Comprehensive Analysis
An analysis of Capitol Federal Financial's recent financial statements presents a mixed but predominantly cautionary picture. On the income statement, the bank has shown growth in net interest income, reaching $45.46 million in the most recent quarter. However, this top-line growth masks underlying pressure on its net interest margin (NIM). The bank's interest expenses are substantial relative to its interest income, suggesting a high cost of funding that compresses profitability. The bank's efficiency ratio, last calculated around 58.2%, is respectable and in line with industry averages, indicating disciplined management of operating costs.

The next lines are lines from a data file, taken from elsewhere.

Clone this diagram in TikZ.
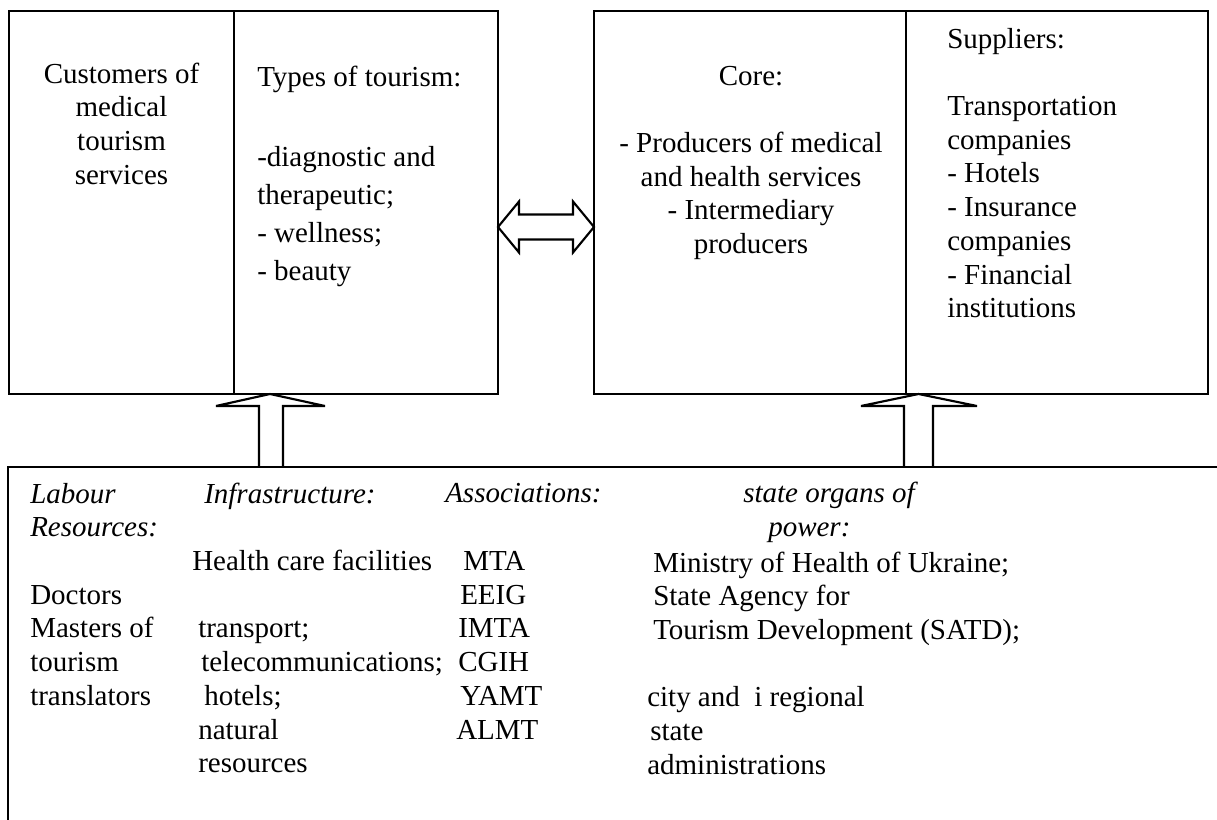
\documentclass[tikz,border=0pt]{standalone}
\usepackage{fontspec}
\setmainfont{Liberation Serif}

\begin{document}
\begin{tikzpicture}[x=0.75pt,y=0.75pt,yscale=-1,xscale=1,
    txt/.style={inner sep=0pt,font=\fontsize{21.75pt}{25.3pt}\selectfont},
    frame/.style={line width=1.6pt,miter limit=3}]
\useasboundingbox (0,0) rectangle (1217,820);
% upper boxes
\draw [frame] (9,11) rectangle (498,394) (234,11) -- (234,394);
\draw [frame] (594,11) rectangle (1208,394) (906,11) -- (906,394);
% lower box, open on the right and at the bottom
\draw [frame] (8,820) -- (8,467) -- (1217,467);
% block arrows
\draw [frame] (498,227) -- (519,201.5) -- (519,214.5) -- (573,214.5) -- (573,201.5) -- (594,227) -- (573,252.5) -- (573,239.5) -- (519,239.5) -- (519,252.5) -- cycle;
\draw [frame] (259,467) -- (259,406) -- (216,406) -- (270,394) -- (325,406) -- (283,406) -- (283,467);
\draw [frame] (904,467) -- (904,406) -- (861,406) -- (918.5,394) -- (977,406) -- (933,406) -- (933,467);
% upper texts (multi-line nodes sit on the baseline of their last line)
\draw (121.5,184.2) node (cust) [txt,anchor=base,align=center] {Customers of\\medical\\tourism\\services};
\draw (257,87) node (types) [txt,anchor=base west] {Types of tourism:};
\draw (257,280) node (kinds) [txt,anchor=base west,align=left,font=\fontsize{21.75pt}{28.5pt}\selectfont] {-diagnostic and\\therapeutic;\\- wellness;\\- beauty};
\draw (751,253.7) node (core) [txt,anchor=base,align=center] {Core:\\\mbox{}\\- Producers of medical\\and health services\\- Intermediary\\producers};
\draw (947,317.9) node (suppl) [txt,anchor=base west,align=left] {Suppliers:\\\mbox{}\\Transportation\\companies\\- Hotels\\- Insurance\\companies\\- Financial\\institutions};
% lower texts
\draw (30,705.4) node (labour) [txt,anchor=base west,align=left] {\textit{Labour}\\\textit{Resources:}\\\mbox{}\\Doctors\\Masters of\\tourism\\translators};
\draw (198,772.9) node (infra) [txt,anchor=base west,align=left] {\hspace*{4.5pt}\textit{Infrastructure:}\\\mbox{}\\\hspace*{-4.5pt}Health care facilities\\\mbox{}\\transport;\\\hspace*{2.25pt}telecommunications;\\\hspace*{4.5pt}hotels;\\natural\\resources};
\draw (458,739.1) node (assoc) [txt,anchor=base west,align=left] {\hspace*{-9.75pt}\textit{Associations:}\\\mbox{}\\\hspace*{3.75pt}MTA\\\hspace*{1.5pt}EEIG\\IMTA\\CGIH\\\hspace*{1.5pt}YAMT\\\hspace*{-1.5pt}ALMT};
\draw (743,536.7) node (organs) [txt,anchor=base west,align=left] {\textit{state organs of}\\\hspace*{18.75pt}\textit{power:}};
\draw (653,774.4) node (minis) [txt,anchor=base west,align=left] {Ministry of Health of Ukraine;\\State Agency for\\Tourism Development (SATD);\\\mbox{}\\\hspace*{-4.5pt}city and\ \ i regional\\\hspace*{-2.25pt}state\\\hspace*{-4.5pt}administrations};
\end{tikzpicture}
\end{document}
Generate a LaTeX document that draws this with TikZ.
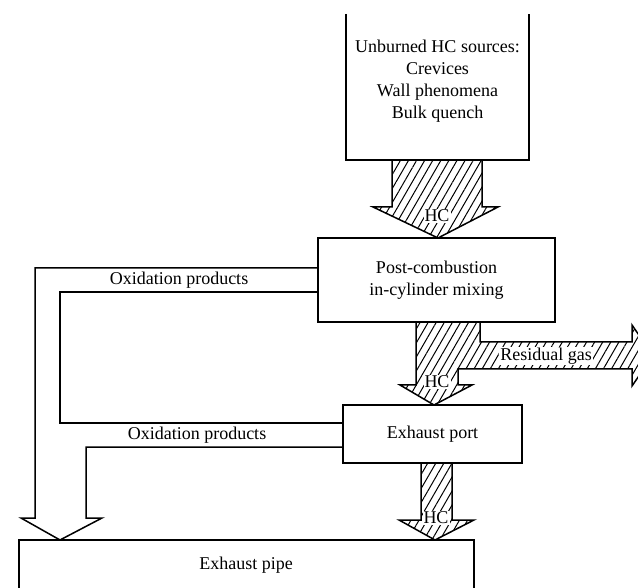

The balance sheet, however, reveals more significant risks. The most prominent red flag is the loan-to-deposit ratio, which stands at an aggressive 124.7%. This ratio indicates that the bank is lending out far more than it holds in customer deposits, forcing it to rely on more expensive and potentially less stable wholesale funding sources, such as Federal Home Loan Bank (FHLB) advances, which total over $1.5 billion. While its tangible common equity to total assets ratio of 10.79% provides a solid capital cushion, the high leverage in its lending activities creates liquidity risk. Another major concern is the adequacy of its credit reserves. The allowance for credit losses as a percentage of gross loans is exceptionally low at 0.28%, which is significantly below typical levels for regional banks. In its latest quarter, the bank even reported a negative provision for loan losses, meaning it released reserves back into income. This practice is concerning as it may leave the bank under-prepared for potential loan defaults in an economic downturn, thereby risking future earnings and book value. Weak cash flow from operations, which was just $12.4 million in the latest quarter on a nearly $10 billion asset base, further underscores its financial fragility. The high dividend payout ratio, recently at 72.32%, may not be sustainable if earnings remain under pressure from these fundamental challenges. Overall, while cost control is a positive, the bank's weak profitability, high-risk liquidity position, and seemingly inadequate credit loss reserves paint a picture of a financially unstable foundation.